Intervention de Nicole Belloubet

Réunion du 13 décembre 2017 à 21h00
Le retour des djihadistes en france — Débat organisé à la demande du groupe la république en marche

Nicole Belloubet :

Monsieur le président, mesdames, messieurs les sénateurs, comme M. Marchand l’a souligné à l’instant, l’émergence de Daech a entraîné des conséquences majeures, aussi bien à titre individuel que du point de vue sociétal.

J’insisterai, dans ce propos introductif, sur la prise en charge judiciaire des « revenants » de la zone irako-syrienne. Elle diffère selon que les individus concernés sont majeurs ou mineurs.

Concernant les « revenants » majeurs, ils font l’objet, d’une part, d’une judiciarisation systématique, et, d’autre part, d’un suivi très individualisé.

La judiciarisation est désormais systématique pour les majeurs revenant de la zone irako-syrienne, et ce dès leur arrivée sur le territoire national. En effet, la politique pénale menée à l’égard des adultes qui reviennent des terrains de combat prévoit désormais une telle judiciarisation systématique dès lors qu’ont été recueillis suffisamment d’éléments permettant d’établir que ces individus se sont rendus sur zone pour rejoindre un groupe islamiste combattant.
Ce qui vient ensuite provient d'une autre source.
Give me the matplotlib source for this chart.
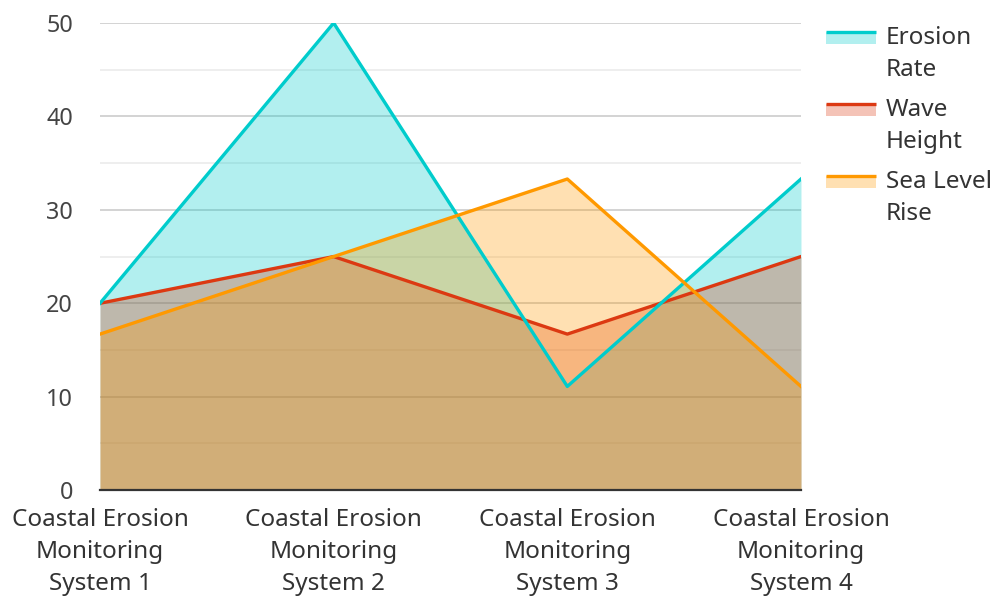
import numpy as np
import matplotlib.pyplot as plt
from matplotlib.patches import Rectangle
from matplotlib.lines import Line2D
from matplotlib.legend_handler import HandlerBase

plt.rcParams['font.family'] = ['Noto Sans', 'DejaVu Sans']

systems = ['Coastal Erosion\nMonitoring\nSystem 1', 'Coastal Erosion\nMonitoring\nSystem 2',
           'Coastal Erosion\nMonitoring\nSystem 3', 'Coastal Erosion\nMonitoring\nSystem 4']
erosion_rate = [20, 50, 11.1, 33.3]
wave_height = [20, 25, 16.7, 25]
sea_level_rise = [16.7, 25, 33.3, 11.1]

names = ['Erosion\nRate', 'Wave\nHeight', 'Sea Level\nRise']
colors = ['#00cccc', '#dc3912', '#ff9900']
series = [erosion_rate, wave_height, sea_level_rise]

FS = 17.5
LSP = 1.43


class LineOverFill(HandlerBase):
    # line on top of a pale swatch, lifted up to the first text line
    def create_artists(self, legend, orig_handle, xdescent, ydescent,
                       width, height, fontsize, trans):
        c = orig_handle.get_color()
        lift = 15.0
        top = -ydescent + lift + 0.42 * fontsize
        rect = Rectangle((-xdescent, top - 8.6), width, 8.6,
                         facecolor=c, alpha=0.3, edgecolor='none', transform=trans)
        line = Line2D([-xdescent, -xdescent + width], [top, top], color=c,
                      lw=2.4, transform=trans, solid_capstyle='butt')
        return [rect, line]


fig = plt.figure(figsize=(9.95, 5.97), dpi=100)
ax = fig.add_axes([0.1005, 0.179, 0.7045, 0.7825])

x = np.arange(len(systems))
for vals, c in zip(series, colors):
    ax.fill_between(x, 0, vals, color=c, alpha=0.3, lw=0, zorder=1)

for i in [1, 0, 2]:
    ax.plot(x, series[i], color=colors[i], lw=2.4, zorder=3)
handles = [Line2D([], [], color=c) for c in colors]

ax.set_xlim(0, 3)
ax.set_ylim(0, 50)
ax.set_yticks(np.arange(0, 51, 10))
ax.set_yticks(np.arange(5, 50, 10), minor=True)
ax.grid(axis='y', which='major', color='#cccccc', lw=1.2, zorder=0)
ax.grid(axis='y', which='minor', color='#ebebeb', lw=1.2, zorder=0)
ax.set_axisbelow(True)

ax.set_xticks(x)
ax.set_xticklabels(systems, fontsize=FS, color='#333333', linespacing=LSP)
ax.tick_params(axis='x', length=0, pad=13)
ax.tick_params(axis='y', which='both', length=0, pad=19.5, labelsize=16.8, labelcolor='#444444')
for s in ['left', 'right', 'top']:
    ax.spines[s].set_visible(False)
ax.spines['bottom'].set_color('#333333')
ax.spines['bottom'].set_linewidth(1.6)
ax.spines['bottom'].set_zorder(4)

leg = ax.legend(handles, names, handler_map={Line2D: LineOverFill()},
                loc='upper left', bbox_to_anchor=(1.0357, 0.994), frameon=False,
                fontsize=FS, handlelength=2.06, handletextpad=0.41,
                labelspacing=0.68, borderaxespad=0, borderpad=0)
for t in leg.get_texts():
    t.set_color('#333333')
    t.set_linespacing(LSP)

fig.savefig('out.png', dpi=100)
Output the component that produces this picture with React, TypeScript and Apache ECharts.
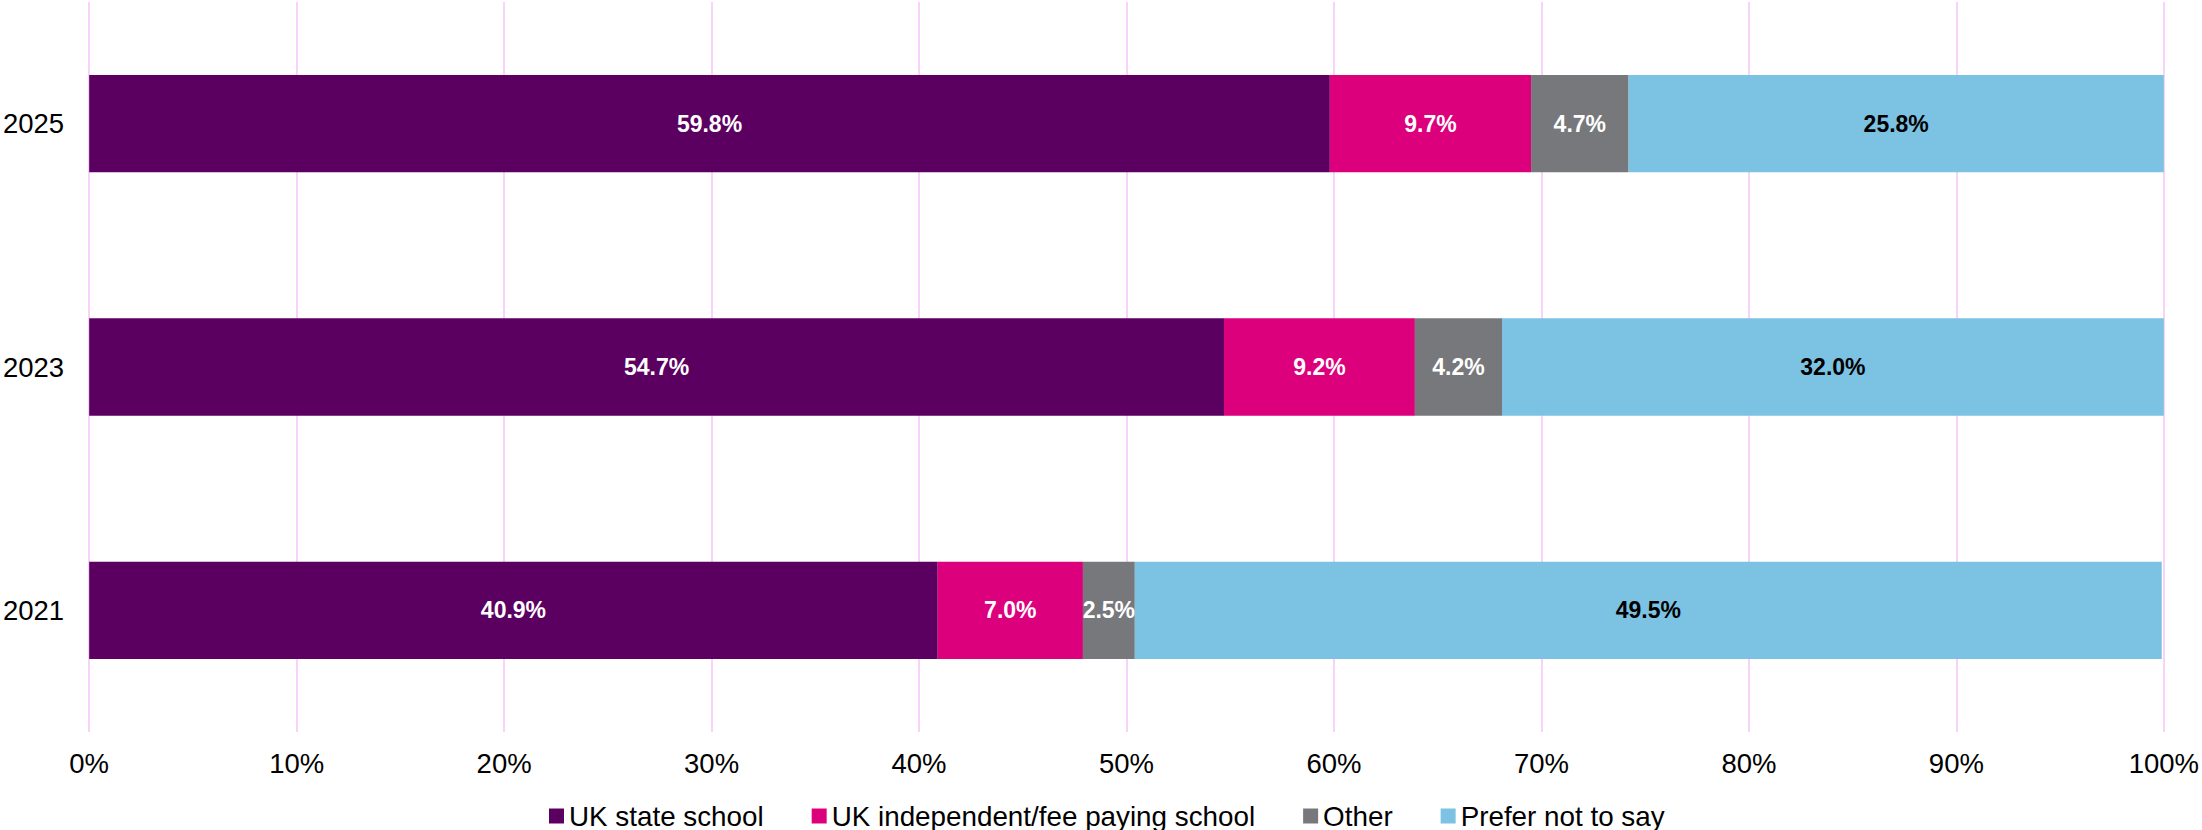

En pratique, cela signifie que, dès leur arrivée sur le territoire français, tous les majeurs « revenants » – hommes ou femmes – font l’objet d’une mesure de garde à vue, suivie d’une mise en examen du chef d’association de malfaiteurs terroristes. Ils font par ailleurs l’objet, dans la grande majorité des cas, d’un placement en détention provisoire ou, plus rarement, de mesures de contrôle judiciaire.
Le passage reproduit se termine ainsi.